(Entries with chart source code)
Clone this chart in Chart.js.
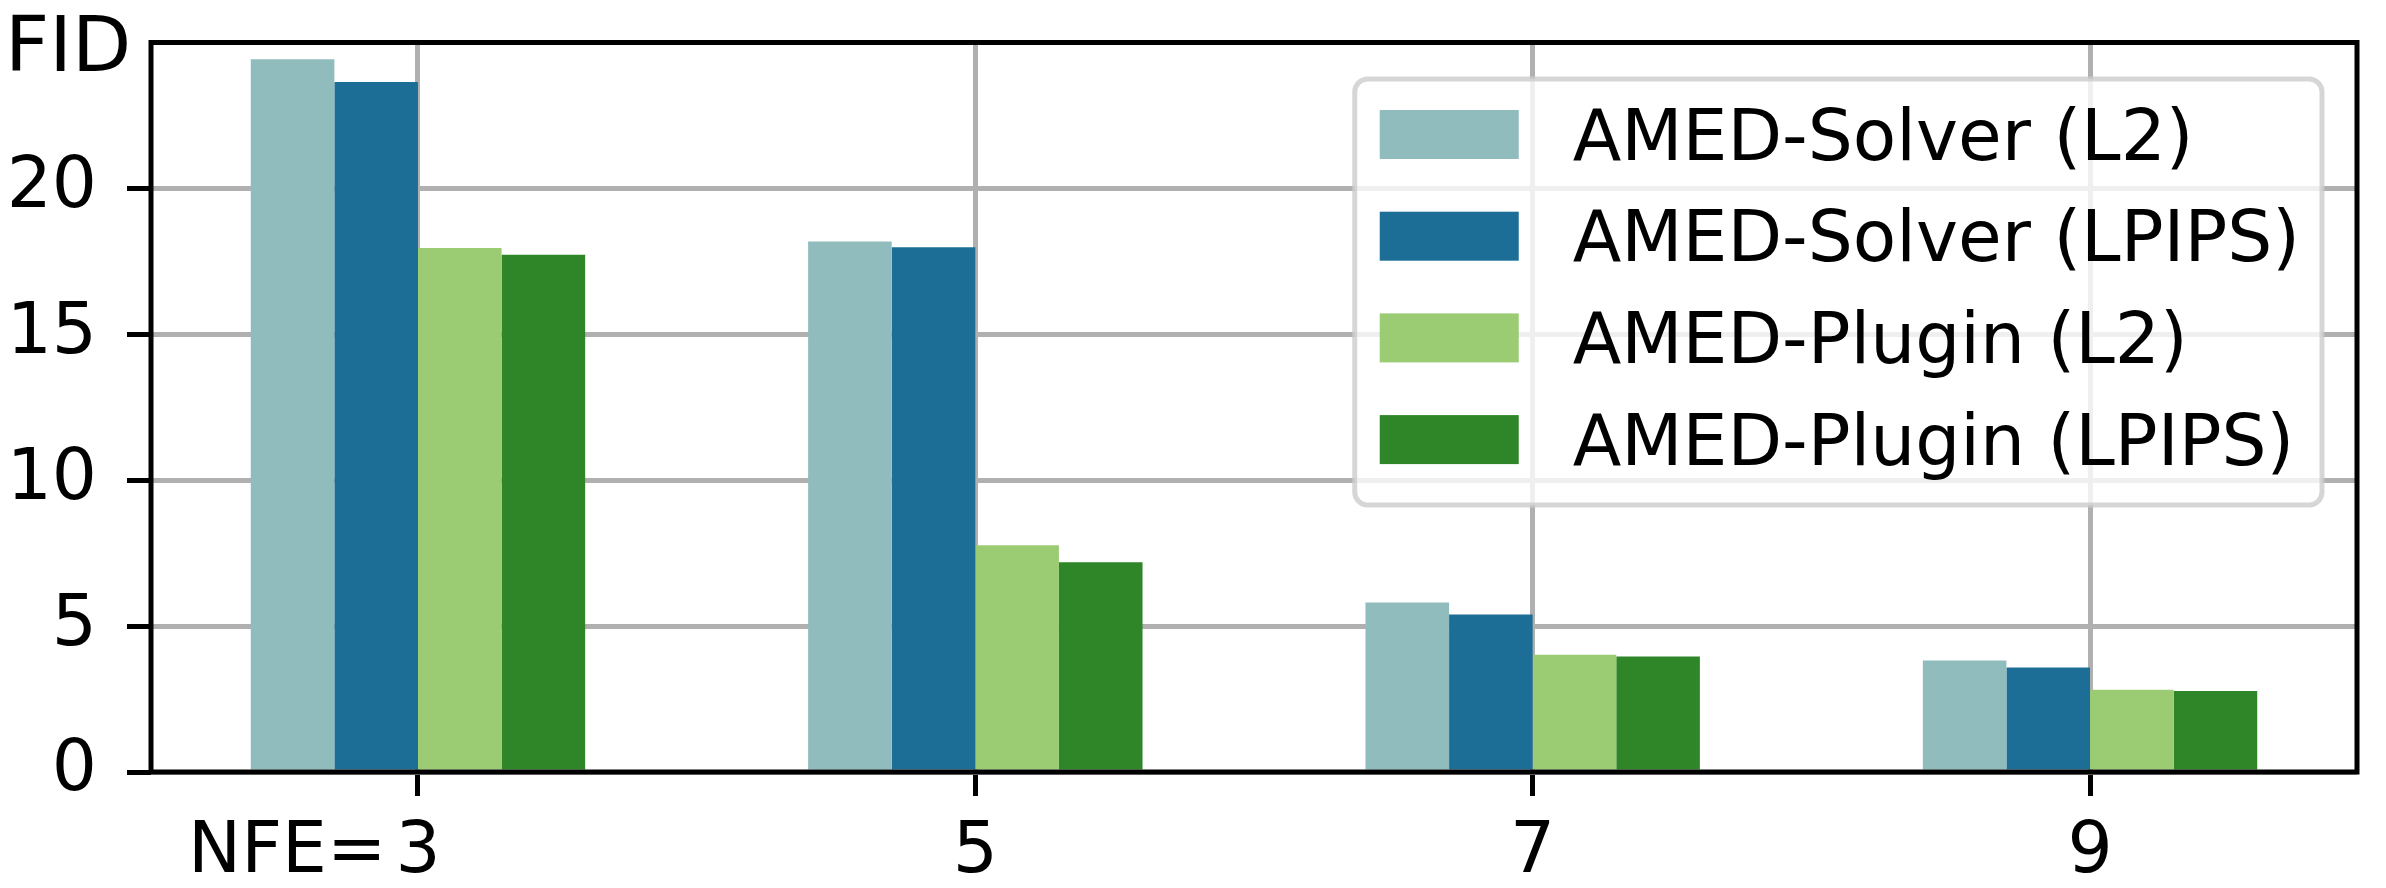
<!DOCTYPE html>
<html>
<head>
<meta charset="utf-8">
<script src="https://cdn.jsdelivr.net/npm/chart.js@4.4.0/dist/chart.umd.min.js"></script>
<style>
  html, body { margin: 0; padding: 0; background: #fff; }
  #wrap { width: 2386px; height: 888px; position: relative; }
</style>
</head>
<body>
<div id="wrap"><canvas id="fidChart"></canvas></div>
<script>
// values
const nfeSteps = [3, 5, 7, 9];
const solverL2 = [24.43, 18.18, 5.81, 3.82];
const solverLpips = [23.65, 17.98, 5.40, 3.58];
const pluginL2 = [17.96, 7.77, 4.02, 2.82];
const pluginLpips = [17.73, 7.19, 3.96, 2.78];
const seriesNames = ["AMED-Solver (L2)", "AMED-Solver (LPIPS)", "AMED-Plugin (L2)", "AMED-Plugin (LPIPS)"];
const seriesColors = ["#91bcbd", "#1d6e96", "#9bcc74", "#2e8628"];
const yTickValues = [0, 5, 10, 15, 20];

const FONT = '"DejaVu Sans", "Liberation Sans", sans-serif';
const TICK_SIZE = 71;
const TICK_LEN = 24;
// matplotlib leaves ~0.48 of a group step free on each side
const xMargin = 0.479 * (nfeSteps[1] - nfeSteps[0]);

// x labels should sit on a baseline 101px under the plot; Chart.js places
// them with a 'middle' baseline, so work out the padding that gives that
const probe = document.createElement('canvas').getContext('2d');
probe.font = TICK_SIZE + 'px ' + FONT;
probe.textBaseline = 'middle';
const midToBase = probe.measureText('3').actualBoundingBoxDescent;
const xLabelPad = 101 - TICK_LEN - TICK_SIZE * 1.2 / 2 - midToBase;

const toPoints = vals => nfeSteps.map((x, i) => ({ x: x, y: vals[i] }));

// black box round the plot, drawn over the bar feet like matplotlib spines
const framePlugin = {
    id: 'frame',
    afterDatasetsDraw(chart) {
        const { ctx, chartArea: a } = chart;
        ctx.save();
        ctx.strokeStyle = '#000';
        ctx.lineWidth = 5;
        ctx.strokeRect(a.left, a.top, a.right - a.left, a.bottom - a.top);
        ctx.restore();
    }
};

// "FID" axis title and the "NFE=" prefix in front of the first tick
const textPlugin = {
    id: 'extraText',
    afterDraw(chart) {
        const { ctx, chartArea: a } = chart;
        const xs = chart.scales.x;
        ctx.save();
        ctx.fillStyle = '#000';
        ctx.textBaseline = 'alphabetic';
        ctx.font = '77px ' + FONT;
        ctx.textAlign = 'left';
        ctx.fillText('FID', 5, a.top + 28.5);

        ctx.font = TICK_SIZE + 'px ' + FONT;
        ctx.textAlign = 'right';
        ctx.textBaseline = 'middle';
        const px = xs.getPixelForValue(nfeSteps[0]);
        const half = ctx.measureText(String(nfeSteps[0])).width / 2;
        const midY = xs.top + TICK_LEN + xLabelPad + TICK_SIZE * 1.2 / 2;
        ctx.fillText('NFE=', px - half - 9, midY);
        ctx.restore();
    }
};

// matplotlib-style legend box inside the plot, upper right
const legendPlugin = {
    id: 'boxLegend',
    afterDraw(chart) {
        const { ctx, chartArea: a } = chart;
        const sets = chart.data.datasets;
        ctx.save();
        ctx.font = TICK_SIZE + 'px ' + FONT;
        const textW = Math.max(...sets.map(d => ctx.measureText(d.label).width));
        const sw = 139, sh = 49, row = 101.7;
        const padL = 25, gap = 56, padR = 20, padT = 31, padB = 41;
        const w = padL + sw + gap + textW + padR;
        const h = padT + row * (sets.length - 1) + sh + padB;
        const x0 = a.right - 35 - w;
        const y0 = a.top + 36.5;

        ctx.beginPath();
        ctx.roundRect(x0, y0, w, h, 13);
        ctx.fillStyle = 'rgba(255,255,255,0.8)';
        ctx.fill();
        ctx.lineWidth = 5;
        ctx.strokeStyle = 'rgba(204,204,204,0.8)';
        ctx.stroke();

        ctx.textAlign = 'left';
        ctx.textBaseline = 'alphabetic';
        sets.forEach((d, i) => {
            const top = y0 + padT + i * row;
            ctx.fillStyle = d.backgroundColor;
            ctx.fillRect(x0 + padL, top, sw, sh);
            ctx.fillStyle = '#000';
            ctx.fillText(d.label, x0 + padL + sw + gap - 2, top + sh / 2 + 25);
        });
        ctx.restore();
    }
};

const gridStyle = {
    color: '#b0b0b0',
    lineWidth: 5,
    drawTicks: true,
    tickLength: TICK_LEN,
    tickColor: '#000',
    tickWidth: 5
};

new Chart(document.getElementById('fidChart').getContext('2d'), {
    type: 'bar',
    data: {
        datasets: [
            { label: seriesNames[0], data: toPoints(solverL2), backgroundColor: seriesColors[0] },
            { label: seriesNames[1], data: toPoints(solverLpips), backgroundColor: seriesColors[1] },
            { label: seriesNames[2], data: toPoints(pluginL2), backgroundColor: seriesColors[2] },
            { label: seriesNames[3], data: toPoints(pluginLpips), backgroundColor: seriesColors[3] }
        ]
    },
    options: {
        responsive: true,
        maintainAspectRatio: false,
        animation: false,
        layout: { padding: { top: 42.5, right: 29, bottom: 0, left: 0 } },
        datasets: {
            bar: { categoryPercentage: 0.6, barPercentage: 1.0, borderWidth: 0 }
        },
        scales: {
            x: {
                type: 'linear',
                position: 'bottom',
                offset: false,
                bounds: 'data',
                min: nfeSteps[0] - xMargin,
                max: nfeSteps[nfeSteps.length - 1] + xMargin,
                afterBuildTicks: scale => { scale.ticks = nfeSteps.map(v => ({ value: v })); },
                afterFit: scale => {
                    scale.height = 116;
                    scale.paddingLeft = 0;
                    scale.paddingRight = 0;
                },
                grid: { ...gridStyle, offset: false },
                border: { display: false },
                ticks: {
                    color: '#000',
                    font: { family: FONT, size: TICK_SIZE },
                    padding: xLabelPad,
                    maxRotation: 0,
                    autoSkip: false,
                    callback: v => String(v)
                }
            },
            y: {
                min: 0,
                max: 25,
                afterBuildTicks: scale => { scale.ticks = yTickValues.map(v => ({ value: v })); },
                afterFit: scale => {
                    scale.width = 151;
                    scale.paddingTop = 0;
                    scale.paddingBottom = 0;
                },
                grid: gridStyle,
                border: { display: false },
                ticks: {
                    color: '#000',
                    font: { family: FONT, size: TICK_SIZE },
                    padding: 30,
                    callback: v => String(v)
                }
            }
        },
        plugins: {
            legend: { display: false },
            tooltip: { enabled: false }
        }
    },
    plugins: [framePlugin, textPlugin, legendPlugin]
});
</script>
</body>
</html>
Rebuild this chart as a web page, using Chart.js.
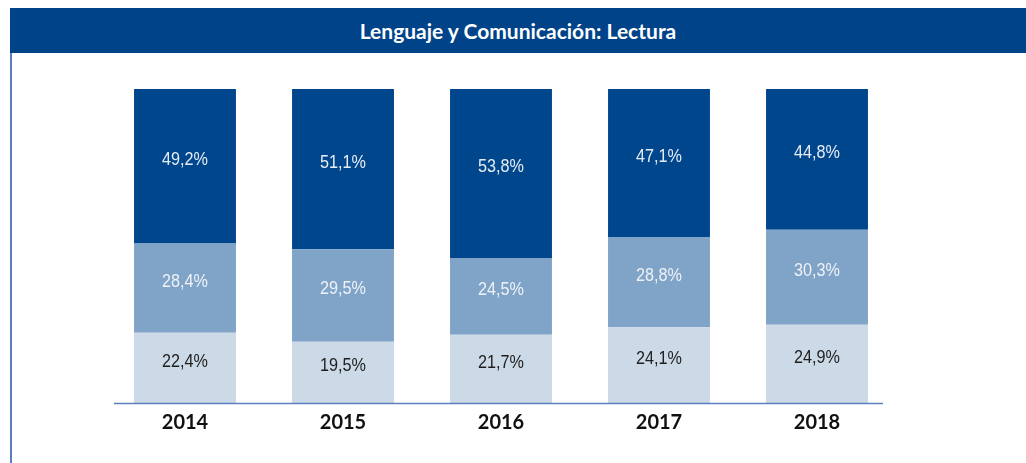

# THE REQUEST
Each line of the data is to be duplicated exactly; pictures stay out of the copy.

# EXERCISE RESULT
Clone this chart in Chart.js.
<!DOCTYPE html>
<html>
<head>
<meta charset="utf-8">
<script src="https://cdn.jsdelivr.net/npm/chart.js@4.4.0/dist/chart.umd.min.js"></script>
<style>
  html, body { margin: 0; padding: 0; background: #fff; }
  #wrap { width: 2386px; height: 888px; position: relative; }
</style>
</head>
<body>
<div id="wrap"><canvas id="fidChart"></canvas></div>
<script>
// values
const nfeSteps = [3, 5, 7, 9];
const solverL2 = [24.43, 18.18, 5.81, 3.82];
const solverLpips = [23.65, 17.98, 5.40, 3.58];
const pluginL2 = [17.96, 7.77, 4.02, 2.82];
const pluginLpips = [17.73, 7.19, 3.96, 2.78];
const seriesNames = ["AMED-Solver (L2)", "AMED-Solver (LPIPS)", "AMED-Plugin (L2)", "AMED-Plugin (LPIPS)"];
const seriesColors = ["#91bcbd", "#1d6e96", "#9bcc74", "#2e8628"];
const yTickValues = [0, 5, 10, 15, 20];

const FONT = '"DejaVu Sans", "Liberation Sans", sans-serif';
const TICK_SIZE = 71;
const TICK_LEN = 24;
// matplotlib leaves ~0.48 of a group step free on each side
const xMargin = 0.479 * (nfeSteps[1] - nfeSteps[0]);

// x labels should sit on a baseline 101px under the plot; Chart.js places
// them with a 'middle' baseline, so work out the padding that gives that
const probe = document.createElement('canvas').getContext('2d');
probe.font = TICK_SIZE + 'px ' + FONT;
probe.textBaseline = 'middle';
const midToBase = probe.measureText('3').actualBoundingBoxDescent;
const xLabelPad = 101 - TICK_LEN - TICK_SIZE * 1.2 / 2 - midToBase;

const toPoints = vals => nfeSteps.map((x, i) => ({ x: x, y: vals[i] }));

// black box round the plot, drawn over the bar feet like matplotlib spines
const framePlugin = {
    id: 'frame',
    afterDatasetsDraw(chart) {
        const { ctx, chartArea: a } = chart;
        ctx.save();
        ctx.strokeStyle = '#000';
        ctx.lineWidth = 5;
        ctx.strokeRect(a.left, a.top, a.right - a.left, a.bottom - a.top);
        ctx.restore();
    }
};

// "FID" axis title and the "NFE=" prefix in front of the first tick
const textPlugin = {
    id: 'extraText',
    afterDraw(chart) {
        const { ctx, chartArea: a } = chart;
        const xs = chart.scales.x;
        ctx.save();
        ctx.fillStyle = '#000';
        ctx.textBaseline = 'alphabetic';
        ctx.font = '77px ' + FONT;
        ctx.textAlign = 'left';
        ctx.fillText('FID', 5, a.top + 28.5);

        ctx.font = TICK_SIZE + 'px ' + FONT;
        ctx.textAlign = 'right';
        ctx.textBaseline = 'middle';
        const px = xs.getPixelForValue(nfeSteps[0]);
        const half = ctx.measureText(String(nfeSteps[0])).width / 2;
        const midY = xs.top + TICK_LEN + xLabelPad + TICK_SIZE * 1.2 / 2;
        ctx.fillText('NFE=', px - half - 9, midY);
        ctx.restore();
    }
};

// matplotlib-style legend box inside the plot, upper right
const legendPlugin = {
    id: 'boxLegend',
    afterDraw(chart) {
        const { ctx, chartArea: a } = chart;
        const sets = chart.data.datasets;
        ctx.save();
        ctx.font = TICK_SIZE + 'px ' + FONT;
        const textW = Math.max(...sets.map(d => ctx.measureText(d.label).width));
        const sw = 139, sh = 49, row = 101.7;
        const padL = 25, gap = 56, padR = 20, padT = 31, padB = 41;
        const w = padL + sw + gap + textW + padR;
        const h = padT + row * (sets.length - 1) + sh + padB;
        const x0 = a.right - 35 - w;
        const y0 = a.top + 36.5;

        ctx.beginPath();
        ctx.roundRect(x0, y0, w, h, 13);
        ctx.fillStyle = 'rgba(255,255,255,0.8)';
        ctx.fill();
        ctx.lineWidth = 5;
        ctx.strokeStyle = 'rgba(204,204,204,0.8)';
        ctx.stroke();

        ctx.textAlign = 'left';
        ctx.textBaseline = 'alphabetic';
        sets.forEach((d, i) => {
            const top = y0 + padT + i * row;
            ctx.fillStyle = d.backgroundColor;
            ctx.fillRect(x0 + padL, top, sw, sh);
            ctx.fillStyle = '#000';
            ctx.fillText(d.label, x0 + padL + sw + gap - 2, top + sh / 2 + 25);
        });
        ctx.restore();
    }
};

const gridStyle = {
    color: '#b0b0b0',
    lineWidth: 5,
    drawTicks: true,
    tickLength: TICK_LEN,
    tickColor: '#000',
    tickWidth: 5
};

new Chart(document.getElementById('fidChart').getContext('2d'), {
    type: 'bar',
    data: {
        datasets: [
            { label: seriesNames[0], data: toPoints(solverL2), backgroundColor: seriesColors[0] },
            { label: seriesNames[1], data: toPoints(solverLpips), backgroundColor: seriesColors[1] },
            { label: seriesNames[2], data: toPoints(pluginL2), backgroundColor: seriesColors[2] },
            { label: seriesNames[3], data: toPoints(pluginLpips), backgroundColor: seriesColors[3] }
        ]
    },
    options: {
        responsive: true,
        maintainAspectRatio: false,
        animation: false,
        layout: { padding: { top: 42.5, right: 29, bottom: 0, left: 0 } },
        datasets: {
            bar: { categoryPercentage: 0.6, barPercentage: 1.0, borderWidth: 0 }
        },
        scales: {
            x: {
                type: 'linear',
                position: 'bottom',
                offset: false,
                bounds: 'data',
                min: nfeSteps[0] - xMargin,
                max: nfeSteps[nfeSteps.length - 1] + xMargin,
                afterBuildTicks: scale => { scale.ticks = nfeSteps.map(v => ({ value: v })); },
                afterFit: scale => {
                    scale.height = 116;
                    scale.paddingLeft = 0;
                    scale.paddingRight = 0;
                },
                grid: { ...gridStyle, offset: false },
                border: { display: false },
                ticks: {
                    color: '#000',
                    font: { family: FONT, size: TICK_SIZE },
                    padding: xLabelPad,
                    maxRotation: 0,
                    autoSkip: false,
                    callback: v => String(v)
                }
            },
            y: {
                min: 0,
                max: 25,
                afterBuildTicks: scale => { scale.ticks = yTickValues.map(v => ({ value: v })); },
                afterFit: scale => {
                    scale.width = 151;
                    scale.paddingTop = 0;
                    scale.paddingBottom = 0;
                },
                grid: gridStyle,
                border: { display: false },
                ticks: {
                    color: '#000',
                    font: { family: FONT, size: TICK_SIZE },
                    padding: 30,
                    callback: v => String(v)
                }
            }
        },
        plugins: {
            legend: { display: false },
            tooltip: { enabled: false }
        }
    },
    plugins: [framePlugin, textPlugin, legendPlugin]
});
</script>
</body>
</html>
Rebuild this chart as a web page, using Chart.js.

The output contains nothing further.